— START OF Data section —
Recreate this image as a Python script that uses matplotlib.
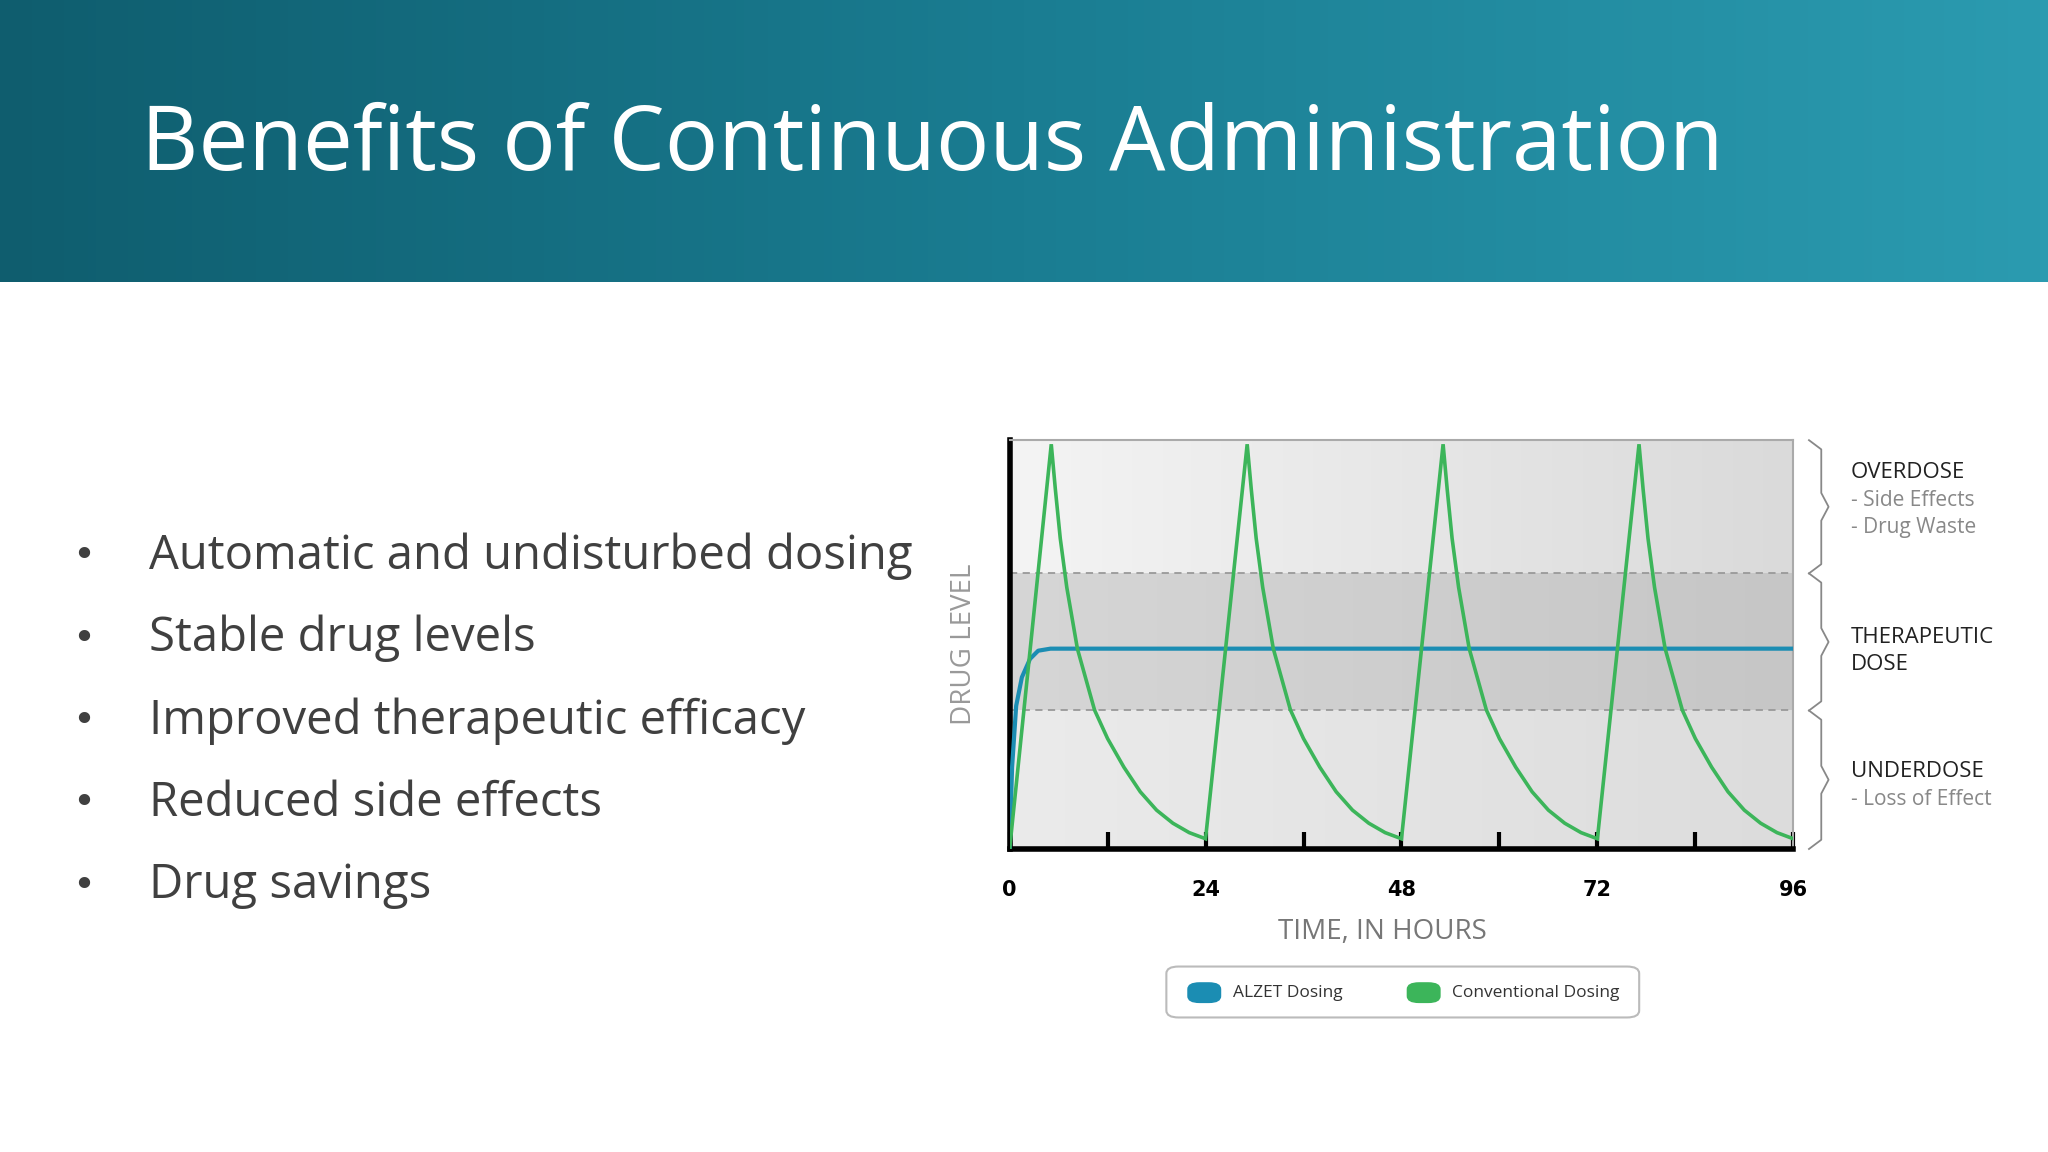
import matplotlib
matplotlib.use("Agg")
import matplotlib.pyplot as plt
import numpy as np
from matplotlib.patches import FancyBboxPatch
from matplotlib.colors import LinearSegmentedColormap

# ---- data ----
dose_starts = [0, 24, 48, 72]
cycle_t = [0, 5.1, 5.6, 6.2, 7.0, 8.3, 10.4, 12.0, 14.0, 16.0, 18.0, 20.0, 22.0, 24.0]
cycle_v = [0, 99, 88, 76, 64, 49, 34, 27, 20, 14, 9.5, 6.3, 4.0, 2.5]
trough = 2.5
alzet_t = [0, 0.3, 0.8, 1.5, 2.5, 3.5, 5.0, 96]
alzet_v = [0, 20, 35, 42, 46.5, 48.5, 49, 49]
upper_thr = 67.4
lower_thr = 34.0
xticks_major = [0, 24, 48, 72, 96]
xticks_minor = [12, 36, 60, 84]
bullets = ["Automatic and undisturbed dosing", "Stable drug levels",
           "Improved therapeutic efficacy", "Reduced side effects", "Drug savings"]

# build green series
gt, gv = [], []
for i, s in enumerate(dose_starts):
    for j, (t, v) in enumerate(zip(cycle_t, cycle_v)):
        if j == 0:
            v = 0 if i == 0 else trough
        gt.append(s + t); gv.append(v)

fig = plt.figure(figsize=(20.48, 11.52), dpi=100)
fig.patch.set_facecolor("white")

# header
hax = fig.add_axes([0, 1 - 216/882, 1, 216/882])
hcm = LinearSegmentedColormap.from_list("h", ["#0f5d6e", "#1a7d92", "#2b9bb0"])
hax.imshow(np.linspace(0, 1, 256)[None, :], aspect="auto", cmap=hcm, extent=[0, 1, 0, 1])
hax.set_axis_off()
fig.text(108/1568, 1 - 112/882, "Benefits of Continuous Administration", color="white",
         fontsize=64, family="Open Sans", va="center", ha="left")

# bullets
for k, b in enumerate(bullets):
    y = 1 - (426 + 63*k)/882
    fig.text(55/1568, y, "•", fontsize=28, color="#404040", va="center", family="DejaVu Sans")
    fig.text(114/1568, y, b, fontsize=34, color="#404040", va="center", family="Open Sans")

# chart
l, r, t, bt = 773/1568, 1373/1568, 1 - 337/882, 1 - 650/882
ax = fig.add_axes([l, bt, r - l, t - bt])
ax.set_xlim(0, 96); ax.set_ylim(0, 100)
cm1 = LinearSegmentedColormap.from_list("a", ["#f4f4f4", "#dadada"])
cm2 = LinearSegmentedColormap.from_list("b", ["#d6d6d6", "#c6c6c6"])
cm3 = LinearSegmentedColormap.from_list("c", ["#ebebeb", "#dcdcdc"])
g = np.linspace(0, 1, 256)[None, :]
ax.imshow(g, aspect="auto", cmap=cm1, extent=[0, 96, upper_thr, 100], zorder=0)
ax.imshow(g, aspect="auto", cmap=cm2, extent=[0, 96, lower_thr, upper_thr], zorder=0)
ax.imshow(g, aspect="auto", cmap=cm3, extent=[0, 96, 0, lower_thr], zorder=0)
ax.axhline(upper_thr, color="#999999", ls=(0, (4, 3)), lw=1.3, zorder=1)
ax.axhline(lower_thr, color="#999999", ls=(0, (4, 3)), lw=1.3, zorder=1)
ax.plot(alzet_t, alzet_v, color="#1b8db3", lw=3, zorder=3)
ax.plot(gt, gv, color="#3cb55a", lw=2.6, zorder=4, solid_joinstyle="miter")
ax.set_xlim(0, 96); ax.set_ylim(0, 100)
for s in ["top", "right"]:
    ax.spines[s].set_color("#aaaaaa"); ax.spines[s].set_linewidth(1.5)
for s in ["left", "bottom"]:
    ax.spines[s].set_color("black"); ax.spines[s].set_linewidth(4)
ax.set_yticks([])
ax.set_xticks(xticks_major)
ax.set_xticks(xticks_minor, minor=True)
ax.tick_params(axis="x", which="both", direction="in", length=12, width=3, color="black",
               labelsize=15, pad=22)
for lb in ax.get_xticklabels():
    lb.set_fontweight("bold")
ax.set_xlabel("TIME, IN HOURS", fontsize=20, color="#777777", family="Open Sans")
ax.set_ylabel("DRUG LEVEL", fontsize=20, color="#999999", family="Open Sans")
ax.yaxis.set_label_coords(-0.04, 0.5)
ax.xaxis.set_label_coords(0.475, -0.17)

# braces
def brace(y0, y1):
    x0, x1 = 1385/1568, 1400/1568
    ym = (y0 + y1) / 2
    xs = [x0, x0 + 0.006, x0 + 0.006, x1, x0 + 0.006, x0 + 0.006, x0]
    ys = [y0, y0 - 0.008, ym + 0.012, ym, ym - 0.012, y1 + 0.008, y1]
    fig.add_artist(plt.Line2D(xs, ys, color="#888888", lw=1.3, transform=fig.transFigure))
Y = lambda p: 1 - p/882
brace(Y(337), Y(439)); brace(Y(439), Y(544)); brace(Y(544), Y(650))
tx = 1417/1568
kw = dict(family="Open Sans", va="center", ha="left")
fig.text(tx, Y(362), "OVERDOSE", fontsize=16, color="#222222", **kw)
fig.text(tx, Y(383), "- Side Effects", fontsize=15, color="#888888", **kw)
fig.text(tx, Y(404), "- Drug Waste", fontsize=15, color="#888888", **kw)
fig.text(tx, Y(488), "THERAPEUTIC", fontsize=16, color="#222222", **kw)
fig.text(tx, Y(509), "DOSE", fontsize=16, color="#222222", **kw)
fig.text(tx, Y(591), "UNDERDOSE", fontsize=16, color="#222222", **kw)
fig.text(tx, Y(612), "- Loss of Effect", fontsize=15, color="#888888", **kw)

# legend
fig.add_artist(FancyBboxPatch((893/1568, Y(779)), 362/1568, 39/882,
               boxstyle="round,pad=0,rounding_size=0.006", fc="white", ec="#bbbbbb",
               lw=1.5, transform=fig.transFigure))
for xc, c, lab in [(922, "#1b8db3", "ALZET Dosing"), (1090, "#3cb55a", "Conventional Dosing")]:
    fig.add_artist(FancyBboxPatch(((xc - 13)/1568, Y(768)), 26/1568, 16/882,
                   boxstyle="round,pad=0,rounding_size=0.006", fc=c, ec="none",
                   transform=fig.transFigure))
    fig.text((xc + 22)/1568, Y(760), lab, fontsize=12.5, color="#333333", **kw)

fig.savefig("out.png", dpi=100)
— END OF Data section —
Brief ▸
Strip out the pictures and quote the remaining data word for word.

Reply ▸
Recreate this image as a Python script that uses matplotlib.
import matplotlib
matplotlib.use("Agg")
import matplotlib.pyplot as plt
import numpy as np
from matplotlib.patches import FancyBboxPatch
from matplotlib.colors import LinearSegmentedColormap

# ---- data ----
dose_starts = [0, 24, 48, 72]
cycle_t = [0, 5.1, 5.6, 6.2, 7.0, 8.3, 10.4, 12.0, 14.0, 16.0, 18.0, 20.0, 22.0, 24.0]
cycle_v = [0, 99, 88, 76, 64, 49, 34, 27, 20, 14, 9.5, 6.3, 4.0, 2.5]
trough = 2.5
alzet_t = [0, 0.3, 0.8, 1.5, 2.5, 3.5, 5.0, 96]
alzet_v = [0, 20, 35, 42, 46.5, 48.5, 49, 49]
upper_thr = 67.4
lower_thr = 34.0
xticks_major = [0, 24, 48, 72, 96]
xticks_minor = [12, 36, 60, 84]
bullets = ["Automatic and undisturbed dosing", "Stable drug levels",
           "Improved therapeutic efficacy", "Reduced side effects", "Drug savings"]

# build green series
gt, gv = [], []
for i, s in enumerate(dose_starts):
    for j, (t, v) in enumerate(zip(cycle_t, cycle_v)):
        if j == 0:
            v = 0 if i == 0 else trough
        gt.append(s + t); gv.append(v)

fig = plt.figure(figsize=(20.48, 11.52), dpi=100)
fig.patch.set_facecolor("white")

# header
hax = fig.add_axes([0, 1 - 216/882, 1, 216/882])
hcm = LinearSegmentedColormap.from_list("h", ["#0f5d6e", "#1a7d92", "#2b9bb0"])
hax.imshow(np.linspace(0, 1, 256)[None, :], aspect="auto", cmap=hcm, extent=[0, 1, 0, 1])
hax.set_axis_off()
fig.text(108/1568, 1 - 112/882, "Benefits of Continuous Administration", color="white",
         fontsize=64, family="Open Sans", va="center", ha="left")

# bullets
for k, b in enumerate(bullets):
    y = 1 - (426 + 63*k)/882
    fig.text(55/1568, y, "•", fontsize=28, color="#404040", va="center", family="DejaVu Sans")
    fig.text(114/1568, y, b, fontsize=34, color="#404040", va="center", family="Open Sans")

# chart
l, r, t, bt = 773/1568, 1373/1568, 1 - 337/882, 1 - 650/882
ax = fig.add_axes([l, bt, r - l, t - bt])
ax.set_xlim(0, 96); ax.set_ylim(0, 100)
cm1 = LinearSegmentedColormap.from_list("a", ["#f4f4f4", "#dadada"])
cm2 = LinearSegmentedColormap.from_list("b", ["#d6d6d6", "#c6c6c6"])
cm3 = LinearSegmentedColormap.from_list("c", ["#ebebeb", "#dcdcdc"])
g = np.linspace(0, 1, 256)[None, :]
ax.imshow(g, aspect="auto", cmap=cm1, extent=[0, 96, upper_thr, 100], zorder=0)
ax.imshow(g, aspect="auto", cmap=cm2, extent=[0, 96, lower_thr, upper_thr], zorder=0)
ax.imshow(g, aspect="auto", cmap=cm3, extent=[0, 96, 0, lower_thr], zorder=0)
ax.axhline(upper_thr, color="#999999", ls=(0, (4, 3)), lw=1.3, zorder=1)
ax.axhline(lower_thr, color="#999999", ls=(0, (4, 3)), lw=1.3, zorder=1)
ax.plot(alzet_t, alzet_v, color="#1b8db3", lw=3, zorder=3)
ax.plot(gt, gv, color="#3cb55a", lw=2.6, zorder=4, solid_joinstyle="miter")
ax.set_xlim(0, 96); ax.set_ylim(0, 100)
for s in ["top", "right"]:
    ax.spines[s].set_color("#aaaaaa"); ax.spines[s].set_linewidth(1.5)
for s in ["left", "bottom"]:
    ax.spines[s].set_color("black"); ax.spines[s].set_linewidth(4)
ax.set_yticks([])
ax.set_xticks(xticks_major)
ax.set_xticks(xticks_minor, minor=True)
ax.tick_params(axis="x", which="both", direction="in", length=12, width=3, color="black",
               labelsize=15, pad=22)
for lb in ax.get_xticklabels():
    lb.set_fontweight("bold")
ax.set_xlabel("TIME, IN HOURS", fontsize=20, color="#777777", family="Open Sans")
ax.set_ylabel("DRUG LEVEL", fontsize=20, color="#999999", family="Open Sans")
ax.yaxis.set_label_coords(-0.04, 0.5)
ax.xaxis.set_label_coords(0.475, -0.17)

# braces
def brace(y0, y1):
    x0, x1 = 1385/1568, 1400/1568
    ym = (y0 + y1) / 2
    xs = [x0, x0 + 0.006, x0 + 0.006, x1, x0 + 0.006, x0 + 0.006, x0]
    ys = [y0, y0 - 0.008, ym + 0.012, ym, ym - 0.012, y1 + 0.008, y1]
    fig.add_artist(plt.Line2D(xs, ys, color="#888888", lw=1.3, transform=fig.transFigure))
Y = lambda p: 1 - p/882
brace(Y(337), Y(439)); brace(Y(439), Y(544)); brace(Y(544), Y(650))
tx = 1417/1568
kw = dict(family="Open Sans", va="center", ha="left")
fig.text(tx, Y(362), "OVERDOSE", fontsize=16, color="#222222", **kw)
fig.text(tx, Y(383), "- Side Effects", fontsize=15, color="#888888", **kw)
fig.text(tx, Y(404), "- Drug Waste", fontsize=15, color="#888888", **kw)
fig.text(tx, Y(488), "THERAPEUTIC", fontsize=16, color="#222222", **kw)
fig.text(tx, Y(509), "DOSE", fontsize=16, color="#222222", **kw)
fig.text(tx, Y(591), "UNDERDOSE", fontsize=16, color="#222222", **kw)
fig.text(tx, Y(612), "- Loss of Effect", fontsize=15, color="#888888", **kw)

# legend
fig.add_artist(FancyBboxPatch((893/1568, Y(779)), 362/1568, 39/882,
               boxstyle="round,pad=0,rounding_size=0.006", fc="white", ec="#bbbbbb",
               lw=1.5, transform=fig.transFigure))
for xc, c, lab in [(922, "#1b8db3", "ALZET Dosing"), (1090, "#3cb55a", "Conventional Dosing")]:
    fig.add_artist(FancyBboxPatch(((xc - 13)/1568, Y(768)), 26/1568, 16/882,
                   boxstyle="round,pad=0,rounding_size=0.006", fc=c, ec="none",
                   transform=fig.transFigure))
    fig.text((xc + 22)/1568, Y(760), lab, fontsize=12.5, color="#333333", **kw)

fig.savefig("out.png", dpi=100)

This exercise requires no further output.